Let $A$ be a unital, possibly noncommutative ring. Dischinger showed [1] that the following are equivalent:
For every $a \in A$, there exists $n \in \mathbb N$ such that $a^n A = a^{n+1} A$;
For every $a \in A$, there exists $n \in \mathbb N$ such that $A a^n = A a^{n+1}$;
Every cyclic right module $M \in Mod_A$ is co-hopfian (i.e. every injective endomorphism of $M$ is an isomorphism);
Every cyclic left module $M \in {}_A Mod$ is co-hopfian.
Such a ring $A$ is called strongly $\pi$-regular. Every strongly $\pi$-regular ring $A$ is $\pi$-regular in the sense that for every $a \in A$ there is some $n \geq 1$ such that $a^n$ is a von Neumann regular element of $A$ (i.e. $a^n = a^n b a^n$ for some $b \in A$). Every von Neumann regular ring is strongly $\pi$-regular, and if $A$ is commutative, then $A$ is strongly $\pi$-regular iff $A/nil(A)$ is von Neumann regular.

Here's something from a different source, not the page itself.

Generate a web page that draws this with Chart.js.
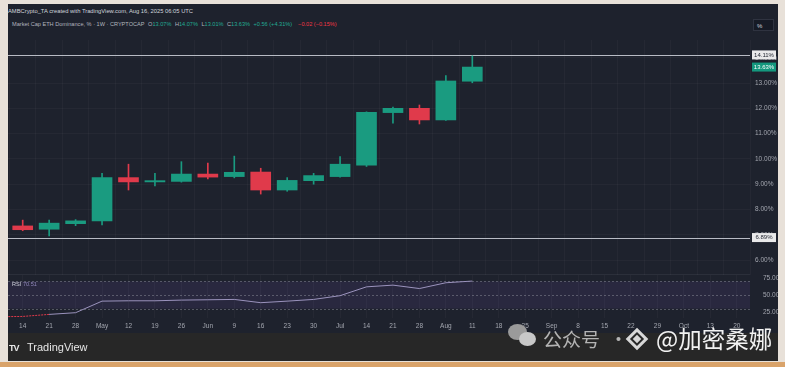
<!DOCTYPE html>
<html>
<head>
<meta charset="utf-8">
<script src="https://cdn.jsdelivr.net/npm/chart.js@4.4.1/dist/chart.umd.min.js"></script>
<style>
  body { margin: 0; width: 785px; height: 367px; background: #e8e1d9; position: relative; overflow: hidden; font-family: "Liberation Sans", Arial, sans-serif; }
  .abs { position: absolute; white-space: nowrap; }
  #panel { left: 8px; top: 4px; width: 770px; height: 357px; background: #1e222d; }
  #strip { left: 0; top: 362px; width: 785px; height: 5px; background: #d9a36a; }
  #band { left: 8px; top: 333px; width: 770px; height: 28px; background: #272727; }
  #sep { left: 8px; top: 274px; width: 742px; height: 1px; background: #2b2f3a; }
  #mainWrap { left: 8px; top: 40px; width: 770px; height: 235px; }
  #rsiWrap { left: 8px; top: 275px; width: 770px; height: 58px; }
  .t6 { font-size: 5.6px; line-height: 8px; }
  .title { font-size: 5.8px; line-height: 8px; }
  .grey { color: #b2b5be; }
  .up { color: #22ab94; }
  .down { color: #f23645; }
  .gap { margin-left: 3.5px; }
  #pctBox { left: 753px; top: 19px; width: 21px; height: 12px; background: #161a25; border: 1px solid #2f3340; color: #d1d4dc; font-size: 6px; line-height: 12px; padding-left: 3px; box-sizing: border-box; }
  .cjk { font-family: "Noto Sans CJK SC", sans-serif; }
</style>
</head>
<body>
<div id="panel" class="abs"></div>
<div id="band" class="abs"></div>
<div id="strip" class="abs"></div>
<div id="sep" class="abs"></div>

<div class="abs title" style="left:8px;top:7px;color:#d1d4dc">AMBCrypto_TA created with TradingView.com, Aug 16, 2025 06:05 UTC</div>
<div class="abs t6" style="left:12px;top:20px"><span class="grey">Market Cap ETH Dominance, % · 1W · CRYPTOCAP</span><span class="gap grey">O</span><span class="up">13.07%</span><span class="gap grey">H</span><span class="up">14.07%</span><span class="gap grey">L</span><span class="up">13.01%</span><span class="gap grey">C</span><span class="up">13.63%</span><span class="gap up">+0.56 (+4.31%)</span><span class="down" style="margin-left:6px">−0.02 (−0.15%)</span></div>
<div id="pctBox" class="abs">%</div>

<div id="mainWrap" class="abs"><canvas id="main" width="770" height="235"></canvas></div>
<div id="rsiWrap" class="abs"><canvas id="rsi" width="770" height="58"></canvas></div>

<div class="abs t6" style="left:12px;top:280px"><span style="color:#d1d4dc">RSI</span> <span style="color:#8f86b8">70.51</span></div>

<div class="abs" style="left:9px;top:343px;color:#e6e6e6;font-size:9px;font-weight:900;letter-spacing:-1px">TV</div>
<div class="abs" style="left:27px;top:341px;color:#e6e6e6;font-size:11px">TradingView</div>

<!-- watermark -->
<div class="abs" style="left:508px;top:324px;width:19px;height:16px;border-radius:50%;background:#9a9a9a"></div>
<div class="abs" style="left:519px;top:332px;width:17px;height:14px;border-radius:50%;background:#c8c8c8"></div>
<div class="abs cjk" style="left:543px;top:326px;color:#b4b4b4;font-size:19px;line-height:26px">公众号</div>
<div class="abs cjk" style="left:609px;top:326px;color:#b4b4b4;font-size:19px;line-height:26px">·</div>
<div class="abs" style="left:629px;top:331px;width:16px;height:16px;border:3px solid #d8d8d8;transform:rotate(45deg);box-sizing:border-box"></div>
<div class="abs" style="left:634px;top:336px;width:6px;height:6px;background:#d8d8d8;transform:rotate(45deg)"></div>
<div class="abs cjk" style="left:656px;top:324px;color:#f2f2f2;font-size:23.5px;line-height:28px">@加密桑娜</div>

<script>
// weekly candles, Apr 14 .. Aug 11 2025
const tickLabels = ["14", "21", "28", "May", "12", "19", "26", "Jun", "9", "16", "23", "30", "Jul", "14",
  "21", "28", "Aug", "11", "18", "25", "Sep", "8", "15", "22", "29", "Oct", "13", "20"]
const opens  = [7.35, 7.22, 7.44, 7.55, 9.26, 9.09, 9.11, 9.40, 9.30, 9.48, 8.77, 9.14, 9.30, 9.75, 11.83, 12.00, 11.54, 13.07]
const highs  = [7.58, 7.58, 7.60, 9.43, 9.79, 9.43, 9.89, 9.83, 10.11, 9.63, 9.26, 9.43, 10.09, 11.86, 12.05, 12.13, 13.29, 14.07]
const lows   = [7.16, 6.95, 7.36, 7.39, 8.77, 8.93, 9.08, 9.21, 9.25, 8.61, 8.72, 9.00, 9.28, 9.70, 11.41, 11.38, 11.52, 13.01]
const closes = [7.20, 7.46, 7.55, 9.26, 9.09, 9.14, 9.40, 9.28, 9.47, 8.77, 9.15, 9.34, 9.79, 11.84, 12.00, 11.54, 13.08, 13.63]
// RSI starts one week earlier (Apr 7)
const rsiValues = [18, 18.5, 21.5, 24, 41, 41.5, 41.5, 42.5, 43, 43.5, 38.7, 41, 43.5, 49, 62, 64.5, 59.5, 68, 70.51]
const levels = [14.11, 6.89]
const priceTicks = [6, 7, 8, 9, 10, 11, 12, 13, 14]
const rsiTicks = [25, 50, 75]
const rsiBand = [30, 70]

const UP = "#1a9b80"
const DOWN = "#e03a4b"
const xMin = -0.556
const xMax = 27.5
const tickFont = { family: "Liberation Sans", size: 6.5 }

const candleColors = opens.map((o, i) => closes[i] >= o ? UP : DOWN)

// right axis: fixed width, no extra top/bottom padding from labels
const fitRightAxis = s => {
  s.width = 28
  s.paddingTop = 0
  s.paddingBottom = 0
}

const levelPlugin = {
  id: "levelPlugin",
  beforeDatasetsDraw(chart) {
    const { ctx, chartArea: a, scales: { y } } = chart
    ctx.save()
    ctx.strokeStyle = "#b8bbc4"
    ctx.lineWidth = 1
    levels.forEach(v => {
      const py = Math.round(y.getPixelForValue(v)) + 0.5
      ctx.beginPath()
      ctx.moveTo(a.left, py)
      ctx.lineTo(a.right, py)
      ctx.stroke()
    })
    ctx.restore()
  },
  afterDraw(chart) {
    const { ctx, chartArea: a, scales: { y } } = chart
    const tag = (v, bg, fg) => {
      const py = y.getPixelForValue(v)
      ctx.fillStyle = bg
      ctx.fillRect(a.right + 2, py - 4.5, 24, 9)
      ctx.fillStyle = fg
      ctx.font = "6px 'Liberation Sans'"
      ctx.textAlign = "center"
      ctx.textBaseline = "middle"
      ctx.fillText(v.toFixed(2) + "%", a.right + 14, py)
    }
    ctx.save()
    levels.forEach(v => tag(v, "#e9e9ea", "#1e222d"))
    tag(closes[closes.length - 1], "#14987e", "#ffffff")
    ctx.restore()
  }
}

new Chart(document.getElementById("main"), {
  type: "bar",
  data: {
    datasets: [
      {
        label: "body",
        data: opens.map((o, i) => ({ x: i, y: [o, closes[i]] })),
        backgroundColor: candleColors,
        barThickness: 20,
        grouped: false,
        order: 1
      },
      {
        label: "wick",
        data: lows.map((l, i) => ({ x: i, y: [l, highs[i]] })),
        backgroundColor: candleColors,
        barThickness: 1,
        grouped: false,
        order: 2
      }
    ]
  },
  options: {
    responsive: false,
    animation: false,
    layout: { padding: 0 },
    plugins: { legend: { display: false }, tooltip: { enabled: false } },
    scales: {
      x: {
        type: "linear",
        min: xMin,
        max: xMax,
        offset: false,
        afterBuildTicks: s => { s.ticks = tickLabels.map((_, i) => ({ value: i })) },
        afterFit: s => { s.height = 0 },
        ticks: { display: false },
        grid: { color: "rgba(255,255,255,0.03)", drawTicks: false },
        border: { display: false }
      },
      y: {
        position: "right",
        min: 5.41,
        max: 14.70,
        afterBuildTicks: s => { s.ticks = priceTicks.map(v => ({ value: v })) },
        afterFit: fitRightAxis,
        ticks: {
          color: "#a3a6af",
          font: tickFont,
          padding: 5,
          callback: v => v.toFixed(2) + "%"
        },
        grid: { color: "rgba(255,255,255,0.03)", drawTicks: false },
        border: { display: false }
      }
    }
  },
  plugins: [levelPlugin]
})

const rsiPlugin = {
  id: "rsiPlugin",
  beforeDatasetsDraw(chart) {
    const { ctx, chartArea: a, scales: { y } } = chart
    const top = y.getPixelForValue(rsiBand[1])
    const bottom = y.getPixelForValue(rsiBand[0])
    ctx.save()
    ctx.fillStyle = "rgba(126,87,194,0.12)"
    ctx.fillRect(a.left, top, a.right - a.left, bottom - top)
    ctx.strokeStyle = "rgba(150,153,165,0.45)"
    ctx.setLineDash([2, 2])
    ctx.lineWidth = 1
    ;[rsiBand[1], 50, rsiBand[0]].forEach(v => {
      const py = Math.round(y.getPixelForValue(v)) + 0.5
      ctx.beginPath()
      ctx.moveTo(a.left, py)
      ctx.lineTo(a.right, py)
      ctx.stroke()
    })
    ctx.restore()
  }
}

new Chart(document.getElementById("rsi"), {
  type: "line",
  data: {
    datasets: [{
      label: "RSI",
      data: rsiValues.map((v, i) => ({ x: i - 1, y: v })),
      borderColor: "#9b93bd",
      borderWidth: 1,
      pointRadius: 0,
      tension: 0,
      segment: {
        borderColor: c => c.p0.parsed.y < 20 ? "#e03a4b" : undefined,
        borderDash: c => c.p0.parsed.y < 20 ? [2, 1] : undefined
      }
    }]
  },
  options: {
    responsive: false,
    animation: false,
    layout: { padding: 0, autoPadding: false },
    plugins: { legend: { display: false }, tooltip: { enabled: false } },
    scales: {
      x: {
        type: "linear",
        min: xMin,
        max: xMax,
        offset: false,
        afterBuildTicks: s => { s.ticks = tickLabels.map((_, i) => ({ value: i })) },
        afterFit: s => { s.height = 15 },
        ticks: {
          color: "#a3a6af",
          font: tickFont,
          padding: 4,
          autoSkip: false,
          maxRotation: 0,
          callback: v => tickLabels[v] ?? ""
        },
        grid: { color: "rgba(255,255,255,0.03)", drawTicks: false },
        border: { display: false }
      },
      y: {
        position: "right",
        min: 16.2,
        max: 79.4,
        afterBuildTicks: s => { s.ticks = rsiTicks.map(v => ({ value: v })) },
        afterFit: fitRightAxis,
        ticks: {
          color: "#a3a6af",
          font: tickFont,
          padding: 5,
          callback: v => v.toFixed(2)
        },
        grid: { display: false },
        border: { display: false }
      }
    }
  },
  plugins: [rsiPlugin]
})
</script>
</body>
</html>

Dischinger also showed that the following are equivalent:
Every finitely-generated right module $M \in Mod_A$ is co-hopfian;
Every finitely-generated left module $M \in {}_A Mod$ is co-hopfian;
Every finite-rank matrix ring over $A$ is strongly $\pi$-regular;
Every ring right (or left) Morita equivalent to $A$ is strongly $\pi$-regular.
Let's call such a ring $A$ very strongly $\pi$-regular. Every von Neumann regular ring is very strongly $\pi$-regular.
Questions:
Is there a direct ring-theoretic, rather than module-theoretic, characterization of very strongly $\pi$-regular rings which doesn't explicitly mention matrix rings?
What is an example of a very strongly $\pi$-regular ring $A$ such that $A$ is not von Neumann regular but the center $Z(A)$ is von Neumann regular?
[1] Dischinger, Friedrich. “Sur Les Anneaux Fortement π-Réguliers.” CR Acad. Sci. Paris Sér. AB 283, no. 8 (1976): 571–573. link.